Directions for this task:
Starting at the first line of the data below, write out each line exactly until you reach the line containing "fill=cream, minimum width=34pt]", and include that line too.

Information provided:

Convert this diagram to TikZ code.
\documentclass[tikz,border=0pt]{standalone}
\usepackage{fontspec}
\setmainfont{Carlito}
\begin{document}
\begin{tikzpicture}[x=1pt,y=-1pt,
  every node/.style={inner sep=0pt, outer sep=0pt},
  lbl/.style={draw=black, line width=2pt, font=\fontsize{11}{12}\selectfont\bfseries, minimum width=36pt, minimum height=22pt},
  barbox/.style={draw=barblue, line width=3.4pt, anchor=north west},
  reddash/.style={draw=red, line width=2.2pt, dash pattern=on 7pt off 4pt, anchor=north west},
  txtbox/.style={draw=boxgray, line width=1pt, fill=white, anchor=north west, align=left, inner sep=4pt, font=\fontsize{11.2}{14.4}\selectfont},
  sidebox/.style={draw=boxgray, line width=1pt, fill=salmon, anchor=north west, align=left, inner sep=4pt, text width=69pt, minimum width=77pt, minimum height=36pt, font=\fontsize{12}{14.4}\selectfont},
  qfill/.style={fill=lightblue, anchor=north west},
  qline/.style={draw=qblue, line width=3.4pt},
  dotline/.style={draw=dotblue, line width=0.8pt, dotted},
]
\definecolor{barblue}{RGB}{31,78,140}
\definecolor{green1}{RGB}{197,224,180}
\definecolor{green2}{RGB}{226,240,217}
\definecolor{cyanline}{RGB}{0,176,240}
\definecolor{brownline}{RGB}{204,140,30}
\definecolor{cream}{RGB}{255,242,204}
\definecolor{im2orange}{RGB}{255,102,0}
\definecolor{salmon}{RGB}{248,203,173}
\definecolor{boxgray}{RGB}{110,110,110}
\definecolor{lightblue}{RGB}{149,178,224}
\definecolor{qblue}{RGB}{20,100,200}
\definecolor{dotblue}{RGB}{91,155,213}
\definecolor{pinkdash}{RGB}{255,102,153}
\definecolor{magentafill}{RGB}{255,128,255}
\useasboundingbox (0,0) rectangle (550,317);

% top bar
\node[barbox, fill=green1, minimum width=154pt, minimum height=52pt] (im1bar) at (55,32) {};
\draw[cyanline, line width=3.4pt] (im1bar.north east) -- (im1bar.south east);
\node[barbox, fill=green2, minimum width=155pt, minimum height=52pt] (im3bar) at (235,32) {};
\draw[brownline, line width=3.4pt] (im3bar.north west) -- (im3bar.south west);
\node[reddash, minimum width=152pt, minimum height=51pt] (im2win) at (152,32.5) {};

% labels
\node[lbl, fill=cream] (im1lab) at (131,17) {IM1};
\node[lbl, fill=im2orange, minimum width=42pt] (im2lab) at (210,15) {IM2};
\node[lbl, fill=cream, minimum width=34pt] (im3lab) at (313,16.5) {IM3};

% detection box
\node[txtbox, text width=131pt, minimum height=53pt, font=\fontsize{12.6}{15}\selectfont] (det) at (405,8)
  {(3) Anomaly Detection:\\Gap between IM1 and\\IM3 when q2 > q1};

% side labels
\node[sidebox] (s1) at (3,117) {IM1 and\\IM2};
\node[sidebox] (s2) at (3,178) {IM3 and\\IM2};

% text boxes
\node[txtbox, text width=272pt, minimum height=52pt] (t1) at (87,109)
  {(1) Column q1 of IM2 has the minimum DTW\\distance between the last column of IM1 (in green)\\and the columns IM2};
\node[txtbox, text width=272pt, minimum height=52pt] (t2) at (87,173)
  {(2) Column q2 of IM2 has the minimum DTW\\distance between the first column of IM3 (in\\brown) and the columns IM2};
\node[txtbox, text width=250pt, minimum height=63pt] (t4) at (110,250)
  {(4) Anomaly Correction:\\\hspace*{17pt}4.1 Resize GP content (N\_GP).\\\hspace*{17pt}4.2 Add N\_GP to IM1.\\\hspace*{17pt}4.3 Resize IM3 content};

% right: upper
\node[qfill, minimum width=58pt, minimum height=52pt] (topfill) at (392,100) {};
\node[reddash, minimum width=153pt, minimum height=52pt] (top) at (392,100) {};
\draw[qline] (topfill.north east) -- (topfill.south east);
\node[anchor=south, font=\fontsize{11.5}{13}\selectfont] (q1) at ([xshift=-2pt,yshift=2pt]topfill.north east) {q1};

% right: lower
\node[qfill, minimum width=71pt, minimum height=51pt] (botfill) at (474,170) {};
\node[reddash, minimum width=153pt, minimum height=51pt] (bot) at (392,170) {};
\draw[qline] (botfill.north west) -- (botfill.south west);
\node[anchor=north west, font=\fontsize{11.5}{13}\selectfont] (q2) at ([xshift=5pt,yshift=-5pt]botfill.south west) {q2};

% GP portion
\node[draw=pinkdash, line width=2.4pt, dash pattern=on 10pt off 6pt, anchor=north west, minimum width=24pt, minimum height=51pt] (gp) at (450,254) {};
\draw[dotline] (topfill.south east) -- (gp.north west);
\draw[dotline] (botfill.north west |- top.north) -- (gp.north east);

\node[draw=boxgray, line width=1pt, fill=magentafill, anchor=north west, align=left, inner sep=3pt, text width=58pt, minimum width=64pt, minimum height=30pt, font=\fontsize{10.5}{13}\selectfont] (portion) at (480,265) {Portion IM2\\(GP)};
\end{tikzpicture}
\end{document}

Answer to this exercise:
Convert this diagram to TikZ code.
\documentclass[tikz,border=0pt]{standalone}
\usepackage{fontspec}
\setmainfont{Carlito}
\begin{document}
\begin{tikzpicture}[x=1pt,y=-1pt,
  every node/.style={inner sep=0pt, outer sep=0pt},
  lbl/.style={draw=black, line width=2pt, font=\fontsize{11}{12}\selectfont\bfseries, minimum width=36pt, minimum height=22pt},
  barbox/.style={draw=barblue, line width=3.4pt, anchor=north west},
  reddash/.style={draw=red, line width=2.2pt, dash pattern=on 7pt off 4pt, anchor=north west},
  txtbox/.style={draw=boxgray, line width=1pt, fill=white, anchor=north west, align=left, inner sep=4pt, font=\fontsize{11.2}{14.4}\selectfont},
  sidebox/.style={draw=boxgray, line width=1pt, fill=salmon, anchor=north west, align=left, inner sep=4pt, text width=69pt, minimum width=77pt, minimum height=36pt, font=\fontsize{12}{14.4}\selectfont},
  qfill/.style={fill=lightblue, anchor=north west},
  qline/.style={draw=qblue, line width=3.4pt},
  dotline/.style={draw=dotblue, line width=0.8pt, dotted},
]
\definecolor{barblue}{RGB}{31,78,140}
\definecolor{green1}{RGB}{197,224,180}
\definecolor{green2}{RGB}{226,240,217}
\definecolor{cyanline}{RGB}{0,176,240}
\definecolor{brownline}{RGB}{204,140,30}
\definecolor{cream}{RGB}{255,242,204}
\definecolor{im2orange}{RGB}{255,102,0}
\definecolor{salmon}{RGB}{248,203,173}
\definecolor{boxgray}{RGB}{110,110,110}
\definecolor{lightblue}{RGB}{149,178,224}
\definecolor{qblue}{RGB}{20,100,200}
\definecolor{dotblue}{RGB}{91,155,213}
\definecolor{pinkdash}{RGB}{255,102,153}
\definecolor{magentafill}{RGB}{255,128,255}
\useasboundingbox (0,0) rectangle (550,317);

% top bar
\node[barbox, fill=green1, minimum width=154pt, minimum height=52pt] (im1bar) at (55,32) {};
\draw[cyanline, line width=3.4pt] (im1bar.north east) -- (im1bar.south east);
\node[barbox, fill=green2, minimum width=155pt, minimum height=52pt] (im3bar) at (235,32) {};
\draw[brownline, line width=3.4pt] (im3bar.north west) -- (im3bar.south west);
\node[reddash, minimum width=152pt, minimum height=51pt] (im2win) at (152,32.5) {};

% labels
\node[lbl, fill=cream] (im1lab) at (131,17) {IM1};
\node[lbl, fill=im2orange, minimum width=42pt] (im2lab) at (210,15) {IM2};
\node[lbl, fill=cream, minimum width=34pt] (im3lab) at (313,16.5) {IM3};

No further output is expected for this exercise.